Stay off of social media if you are having a Single Depression Moment
Okay… so you already know that this time of year is the time of year for engagements. And while you can honestly be happy for someone and their road to matrimony. If you are having a single girl depression moment, social media is NOT your friend. You think everyone you know is getting engaged or announcing they are in a relationship. You’ll feel like you are the last single person on earth. And you might even be tempted to do the unthinkable… snoop on your ex’s page! This WILL NOT make you feel better! Trust me when I say, if you are having an emotionally vulnerable moment. Stay away from social media. Enough said on that one.
Return of the Randoms
I wrote a long post on this one two years ago. The Holiday time is the time when randoms and exes love to reach out. They find the holidays an opportunity to reach out and test the waters. They will send you a “Happy Thanksgiving… Merry Christmas… Happy New Year” text to see how or if you respond. This is why I am so happy I keep a journal. I can revisit the shit that made the relationship end in the first place. A lot of times we as women like to forget about the fuckery someone put us through when we are having a vulnerable lonely moment. We think that perhaps… just maybe… that fool of all fools has changed. Now, don’t get me wrong, there’s always the likely hood that someone has changed for the better. That is always a possibility. But I would venture to say 9 times out of 10 they haven’t. I would even be willing to bet that the text you received was sent out to multiple people. Do not let the holidays put you in a Holidaze and act out of desperation. If you chose to respond keep it short and simple and do not have ANY expectations. Now I am the type that once I’m done… I’m done…. But not everyone is as cutthroat as I am. LOL! Also, do not be the random yourself! When a man shows you who he is believe him! Do not by any means reach out to a man who has already showed you who he is! Your “Happy Holidays” text is NOT going to make him magically become a better man. He isn’t going to see the text and think about what a dick he was and do things better. And worse… what if you send it and you’re stuck waiting for a response, and don’t get one! Please ladies don’t set yourself up for failure. Keep it moving. Here’ more from that post about the Randoms. https://confessionsofaserialdaterinla.com/2015/11/25/the-return-of-the-randoms/
Spend time with your single girlfriends
I know I used to say to you all that I didn’t mind going out with my married friends and being the fifth wheel because it was nice being around people who were married. I told you all it was good to be around other couples and see what a good marriage looks like. Well… well… well… I am entitled to change my opinion.
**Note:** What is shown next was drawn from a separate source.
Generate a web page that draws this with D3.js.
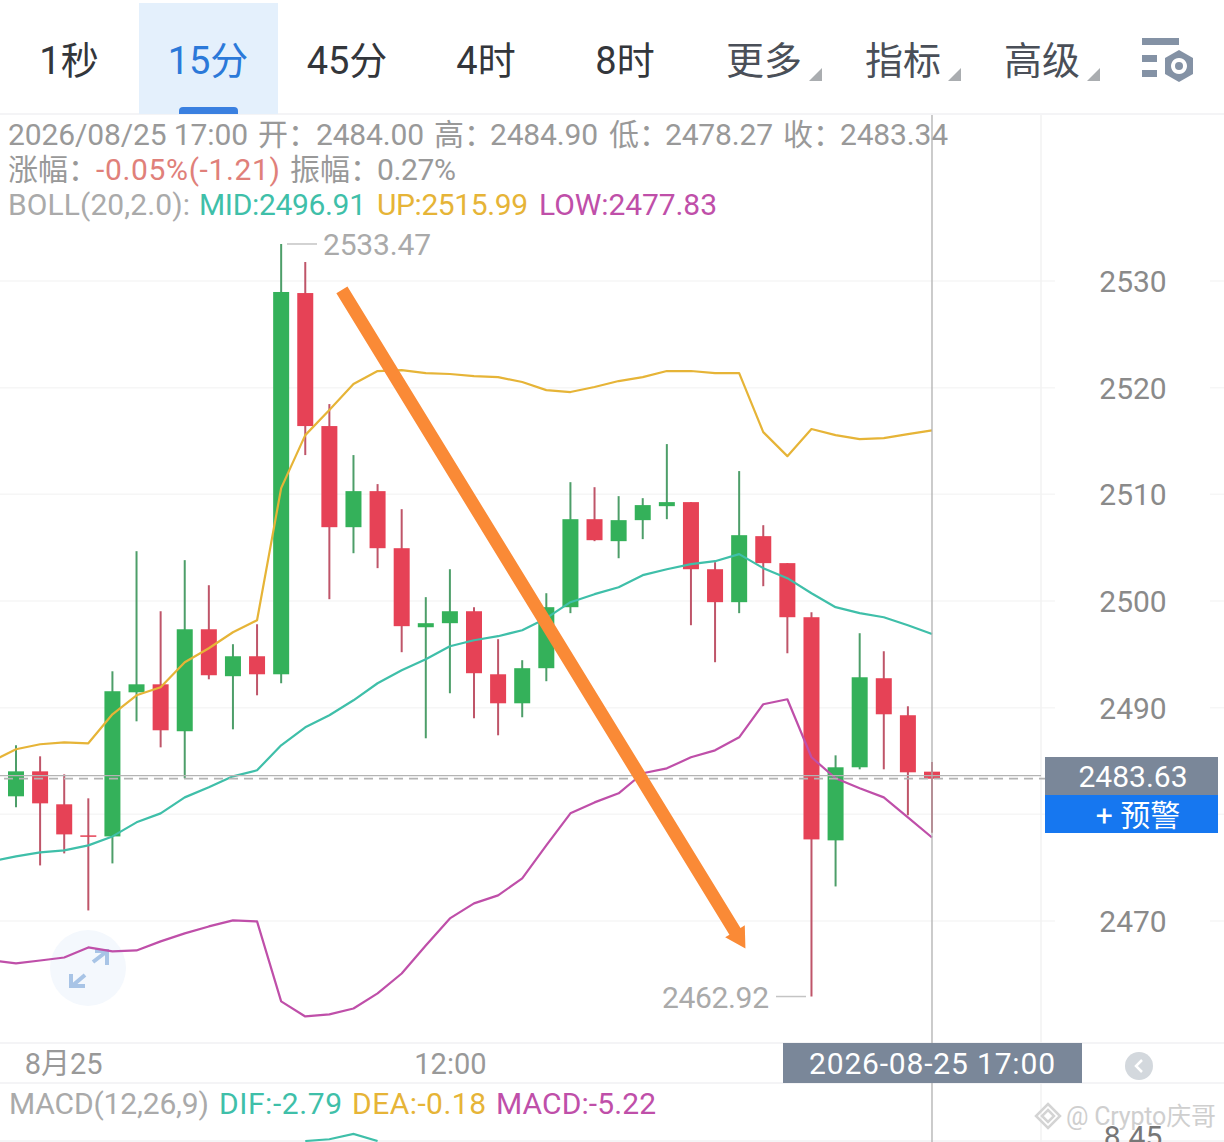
<!DOCTYPE html>
<html><head><meta charset="utf-8">
<script src="https://cdn.jsdelivr.net/npm/d3@7/dist/d3.min.js"></script>
<style>
html,body{margin:0;padding:0;background:#fff;overflow:hidden}
svg{display:block}
text{font-family:Roboto,"Noto Sans CJK SC",sans-serif}
</style></head><body>
<svg id="c" width="1224" height="1142"></svg>
<script>
const opens=[2481.69,2484.03,2480.94,2478.03,2477.93,2491.44,2492.19,2487.79,2497.35,2492.95,2494.82,2493.13,2528.87,2516.40,2506.92,2510.30,2504.95,2497.54,2497.92,2499.04,2493.13,2490.41,2493.70,2499.42,2507.67,2505.61,2507.58,2508.89,2509.27,2502.98,2499.89,2506.08,2503.55,2498.48,2477.56,2484.41,2492.76,2489.29,2484.00];
const highs=[2486.47,2485.44,2483.75,2481.50,2493.41,2504.67,2499.04,2503.83,2501.48,2495.95,2497.82,2533.47,2531.78,2518.46,2513.68,2510.96,2508.61,2500.36,2502.98,2499.42,2496.42,2494.45,2500.73,2511.14,2510.67,2509.83,2509.64,2514.71,2509.27,2503.64,2512.18,2507.11,2503.55,2498.95,2485.53,2496.98,2495.29,2490.13,2484.90];
const lows=[2480.66,2475.21,2476.34,2470.99,2475.40,2488.72,2486.28,2483.38,2492.66,2487.97,2491.16,2492.29,2513.68,2500.17,2504.48,2503.08,2495.20,2487.13,2491.35,2489.00,2487.41,2489.10,2492.48,2498.86,2505.61,2504.01,2505.80,2507.67,2497.73,2494.26,2498.86,2501.39,2495.10,2462.92,2473.24,2484.22,2484.22,2479.91,2478.27];
const closes=[2484.03,2481.03,2478.12,2477.98,2491.54,2492.19,2487.88,2497.35,2493.04,2494.82,2493.13,2528.97,2516.40,2506.92,2510.30,2504.95,2497.64,2497.92,2499.04,2493.23,2490.41,2493.70,2499.42,2507.67,2505.70,2507.58,2508.99,2509.27,2502.98,2499.89,2506.17,2503.55,2498.48,2477.65,2484.41,2492.85,2489.38,2483.94,2483.34];
// Bollinger bands: the first value belongs to the candle just left of the visible window
const mid=[2475.59,2476.06,2476.43,2476.62,2477.09,2477.93,2479.25,2480.09,2481.59,2482.53,2483.56,2484.13,2486.47,2488.16,2489.29,2490.69,2492.29,2493.51,2494.54,2495.76,2496.32,2496.70,2497.26,2498.39,2499.89,2500.64,2501.29,2502.42,2502.98,2503.45,2503.73,2504.39,2503.08,2502.14,2500.73,2499.42,2498.86,2498.48,2497.73,2496.91];
const up=[2484.97,2486.10,2486.57,2486.75,2486.66,2489.38,2491.16,2491.91,2494.26,2495.57,2497.07,2498.20,2510.58,2515.55,2517.90,2520.34,2521.56,2521.65,2521.37,2521.28,2521.09,2520.99,2520.53,2519.77,2519.59,2520.06,2520.62,2520.99,2521.56,2521.56,2521.37,2521.37,2515.83,2513.58,2516.12,2515.55,2515.18,2515.27,2515.65,2515.99];
const low=[2466.30,2466.02,2466.30,2466.58,2467.52,2467.15,2467.24,2468.09,2468.84,2469.49,2470.06,2469.96,2462.46,2461.05,2461.24,2461.80,2463.21,2465.08,2467.71,2470.24,2471.65,2472.40,2474.00,2477.09,2480.09,2481.12,2481.97,2483.85,2484.31,2485.35,2486.00,2487.22,2490.32,2490.79,2485.35,2483.38,2482.44,2481.59,2479.72,2477.83];
const priceTicks=[2530,2520,2510,2500,2490,2470];
const gridPrices=[2530,2520,2510,2500,2490,2480,2470];
const timeTickIdx=[2,18];
const timeTickLabels=["8月25","12:00"];
const tabs=["1秒","15分","45分","4时","8时","更多","指标","高级"];
const lastPrice=2483.63, closePrice=2483.34;
const difIdx=[12,13,14,15], difVals=[8.1,8.3,8.9,8.1];
const arrowFrom=[13.52,2529.16], arrowTo=[30.26,2467.43];

const svg=d3.select("#c");
const x=d3.scaleLinear().domain([0,38]).range([16,932]);
const y=d3.scaleLinear().domain([2470,2530]).range([921,281]);
const yMacd=d3.scaleLinear().domain([8.1,8.9]).range([1141,1134]);
const GREEN="#34b15a",RED="#e64256",GW="#4d9e69",RW="#bf5569";
const TEAL="#3fbfa9",GOLD="#e6b437",MAG="#bf4fa9",GREY="#999";

function T(g,t,px,py,o={}){const s=g.append("text").attr("x",px).attr("y",py).text(t)
  .attr("font-size",o.size||30).attr("fill",o.fill||GREY).attr("text-anchor",o.anchor||"start");
  if(o.len)s.attr("textLength",o.len).attr("lengthAdjust","spacing");return s;}

// frame lines
const grid=svg.append("g");
gridPrices.forEach(p=>{
  grid.append("line").attr("x1",0).attr("x2",1055).attr("y1",y(p)).attr("y2",y(p)).attr("stroke","#f6f6f6").attr("stroke-width",1.5);
  grid.append("line").attr("x1",1210).attr("x2",1224).attr("y1",y(p)).attr("y2",y(p)).attr("stroke","#f6f6f6").attr("stroke-width",1.5);
});
grid.append("line").attr("x1",1041).attr("x2",1041).attr("y1",115).attr("y2",1142).attr("stroke","#f2f2f2").attr("stroke-width",1.5);
[114,1043,1083,1141].forEach(v=>grid.append("line").attr("x1",0).attr("x2",1224).attr("y1",v).attr("y2",v).attr("stroke","#f1f1f3").attr("stroke-width",1.5));

// tabs
svg.append("rect").attr("x",139).attr("y",3).attr("width",139).attr("height",111).attr("fill","#e4f0fc");
svg.append("path").attr("d","M179 114v-3a4 4 0 0 1 4-4h51a4 4 0 0 1 4 4v3z").attr("fill","#3a80e0");
const tabX=[69,208,347,486,625,764,903,1042];
tabs.forEach((t,i)=>T(svg,t,tabX[i],74,{size:38,anchor:"middle",fill:i==1?"#2b79d9":(i<5?"#33363b":"#4a4f58")}));
[822,961,1100].forEach(r=>svg.append("path").attr("d",`M${r-13} 81L${r} 68V81Z`).attr("fill","#aaadb0"));
const ic=svg.append("g").attr("fill","#8492a5");
ic.append("rect").attr("x",1142).attr("y",38).attr("width",37).attr("height",7);
ic.append("rect").attr("x",1142).attr("y",55).attr("width",15).attr("height",7);
ic.append("rect").attr("x",1142).attr("y",70).attr("width",15).attr("height",7);
ic.append("path").attr("fill-rule","evenodd").attr("d","M1179 50l14 8v16l-14 8l-14-8v-16zM1179 58a8 8 0 1 0 .01 0z");
ic.append("circle").attr("cx",1179).attr("cy",66).attr("r",4);

// header rows
[["2026/08/25 17:00",8,240],["开：",258],["2484.00",316,108],["高：",434],["2484.90",490,108],["低：",609],["2478.27",665,108],["收：",783],["2483.34",840,108]].forEach(d=>T(svg,d[0],d[1],145,{len:d[2]}));
T(svg,"涨幅：",8,180);T(svg,"-0.05%(-1.21)",96,180,{fill:"#e0807a",len:184});T(svg,"振幅：",290,180);T(svg,"0.27%",377,180,{len:79});
T(svg,"BOLL(20,2.0):",8,215,{fill:"#aaa",len:182});T(svg,"MID:2496.91",199,215,{fill:TEAL,len:167});T(svg,"UP:2515.99",377,215,{fill:GOLD,len:151});T(svg,"LOW:2477.83",539,215,{fill:MAG,len:178});

// expand button
const ex=svg.append("g");
ex.append("circle").attr("cx",88).attr("cy",968).attr("r",38).attr("fill","#f4f8fd");
ex.append("path").attr("d","M93 962L106 952M95 951H107V965M85 975L72 986M71 974V986H85").attr("fill","none").attr("stroke","#a8c4e6").attr("stroke-width",4);

// candles
const idx=d3.range(opens.length);
const isUp=i=>closes[i]>=opens[i];
const cg=svg.append("g");
cg.selectAll("line").data(idx).join("line")
  .attr("x1",i=>x(i)).attr("x2",i=>x(i)).attr("y1",i=>y(highs[i])).attr("y2",i=>y(lows[i]))
  .attr("stroke",i=>isUp(i)?GW:RW).attr("stroke-width",2);
cg.selectAll("rect").data(idx).join("rect")
  .attr("x",i=>x(i)-8).attr("width",16)
  .attr("y",i=>y(Math.max(opens[i],closes[i])))
  .attr("height",i=>Math.max(1.5,Math.abs(y(opens[i])-y(closes[i]))))
  .attr("fill",i=>isUp(i)?GREEN:RED);

// bands
const ln=d3.line().x((d,i)=>x(i-1)).y(d=>y(d));
[[mid,TEAL],[up,GOLD],[low,MAG]].forEach(([a,c])=>svg.append("path").attr("d",ln(a)).attr("fill","none").attr("stroke",c).attr("stroke-width",2.2).attr("stroke-linejoin","round"));

// macd sliver
svg.append("path").attr("d",d3.line().x((d,i)=>x(difIdx[i])).y(d=>yMacd(d))(difVals)).attr("fill","none").attr("stroke",TEAL).attr("stroke-width",2.2);

// extreme labels
const hi=d3.max(highs),lo=d3.min(lows);
svg.append("line").attr("x1",287).attr("x2",317).attr("y1",y(hi)).attr("y2",y(hi)).attr("stroke","#c4c4c4").attr("stroke-width",1.5);
T(svg,hi.toFixed(2),323,255,{fill:"#aaa",len:108});
svg.append("line").attr("x1",776).attr("x2",806).attr("y1",y(lo)).attr("y2",y(lo)).attr("stroke","#c4c4c4").attr("stroke-width",1.5);
T(svg,lo.toFixed(2),662,1008,{fill:"#aaa",len:107});

// crosshair and close line
svg.append("line").attr("x1",0).attr("x2",1041).attr("y1",y(lastPrice)).attr("y2",y(lastPrice)).attr("stroke","#b4b4b4").attr("stroke-width",1.3);
svg.append("line").attr("x1",4).attr("x2",1045).attr("y1",y(closePrice)).attr("y2",y(closePrice)).attr("stroke","#b4b4b4").attr("stroke-width",1.8).attr("stroke-dasharray","9 6");
svg.append("line").attr("x1",x(38)).attr("x2",x(38)).attr("y1",115).attr("y2",1142).attr("stroke","#b0b0b0").attr("stroke-width",1.3);

// y axis
const ya=svg.append("g").attr("transform","translate(1133,1)").call(d3.axisRight(y).tickValues(priceTicks).tickSize(0).tickFormat(d3.format("d")));
ya.select(".domain").remove();
ya.selectAll("text").attr("x",0).attr("text-anchor","middle").attr("font-size",30).attr("fill","#8a8a8a").attr("font-family",'Roboto,"Noto Sans CJK SC",sans-serif');

// price tag
svg.append("rect").attr("x",1045).attr("y",757).attr("width",173).attr("height",38).attr("fill","#7a8799");
svg.append("rect").attr("x",1045).attr("y",795).attr("width",173).attr("height",38).attr("fill","#1677f0");
T(svg,lastPrice.toFixed(2),1133,787,{fill:"#fff",anchor:"middle"});
T(svg,"+ 预警",1138,826,{fill:"#fff",anchor:"middle"});

// x axis
const xa=svg.append("g").attr("transform","translate(0,1063)").call(d3.axisBottom(x).tickValues(timeTickIdx).tickSize(0).tickFormat((d,i)=>timeTickLabels[i]));
xa.select(".domain").remove();
xa.selectAll("text").attr("y",0).attr("dy","0.37em").attr("dx",(d,i)=>i==0?-1:0).attr("font-size",29).attr("fill",GREY).attr("font-family",'Roboto,"Noto Sans CJK SC",sans-serif');
svg.append("rect").attr("x",783).attr("y",1043).attr("width",299).attr("height",40).attr("fill","#7a8799");
T(svg,"2026-08-25 17:00",809,1074,{fill:"#fff",len:246});
svg.append("circle").attr("cx",1139).attr("cy",1066).attr("r",14).attr("fill","#d3d8dd");
svg.append("path").attr("d","M1142 1060L1136 1066L1142 1072").attr("fill","none").attr("stroke","#fff").attr("stroke-width",2.5);

// MACD row
T(svg,"MACD(12,26,9)",9,1114,{fill:"#aaa",len:200});T(svg,"DIF:-2.79",219,1114,{fill:TEAL,len:123});T(svg,"DEA:-0.18",352,1114,{fill:GOLD,len:134});T(svg,"MACD:-5.22",496,1114,{fill:MAG,len:160});
T(svg,"8.45",1133,1147,{anchor:"middle",fill:"#777"});

// watermark
svg.append("path").attr("d","M1048 1104L1060 1116L1048 1128L1036 1116ZM1048 1110L1054 1116L1048 1122L1042 1116Z").attr("fill","none").attr("stroke","#d4d4d4").attr("stroke-width",2.5);
T(svg,"@ Crypto庆哥",1066,1125,{size:25,fill:"#cfcfcf",len:150});

// arrow annotation
const ax0=x(arrowFrom[0]),ay0=y(arrowFrom[1]),ax1=x(arrowTo[0]),ay1=y(arrowTo[1]);
const L=Math.hypot(ax1-ax0,ay1-ay0),ux=(ax1-ax0)/L,uy=(ay1-ay0)/L,nx=-uy,ny=ux,hb=20,hw=11.5,sw=6.5;
const bx=ax1-ux*hb,by=ay1-uy*hb;
const pts=[[ax0+nx*sw,ay0+ny*sw],[bx+nx*sw,by+ny*sw],[bx+nx*hw,by+ny*hw],[ax1,ay1],[bx-nx*hw,by-ny*hw],[bx-nx*sw,by-ny*sw],[ax0-nx*sw,ay0-ny*sw]];
svg.append("polygon").attr("points",pts.map(p=>p.join(",")).join(" ")).attr("fill","#fa8a36");
</script>
</body></html>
In recent months I have been enjoying going out with my other single girlfriends. Not because I am hating on my married friends. But I find I do not have to put on a fake face and pretend like all is well or try to get them to understand why I personally do not like to do online dating, why I am not open to dating outside my race, having to explain to them why I ended my last relationship, or even just the simple idea of being single and free. I feel like there is something special that bonds single women together and we need to embrace that. We need to be honest with each other and supportive. Not to mention… am I the only one that will sometimes go out with my married girlfriends and I find myself being scrutinized? If there is a guy trying to holler that I am not interested in, there’s that married friend who wants to advise you to give him a chance. Or perhaps you want to act wild and be single and free without the eyes of the watchful judgmental married friend who hasn’t been single since 1942! I find hanging out with other ladies who are in singledom is refreshing and fun.
The Holidays are what you make them. And being single really does resonate during this time. However, it’s is up to you to embrace where you are in your journey and make your own rules for how you want to approach these different things that come up. And if all else fails… there’s always wine! Happy Thanksgiving! You’re not alone!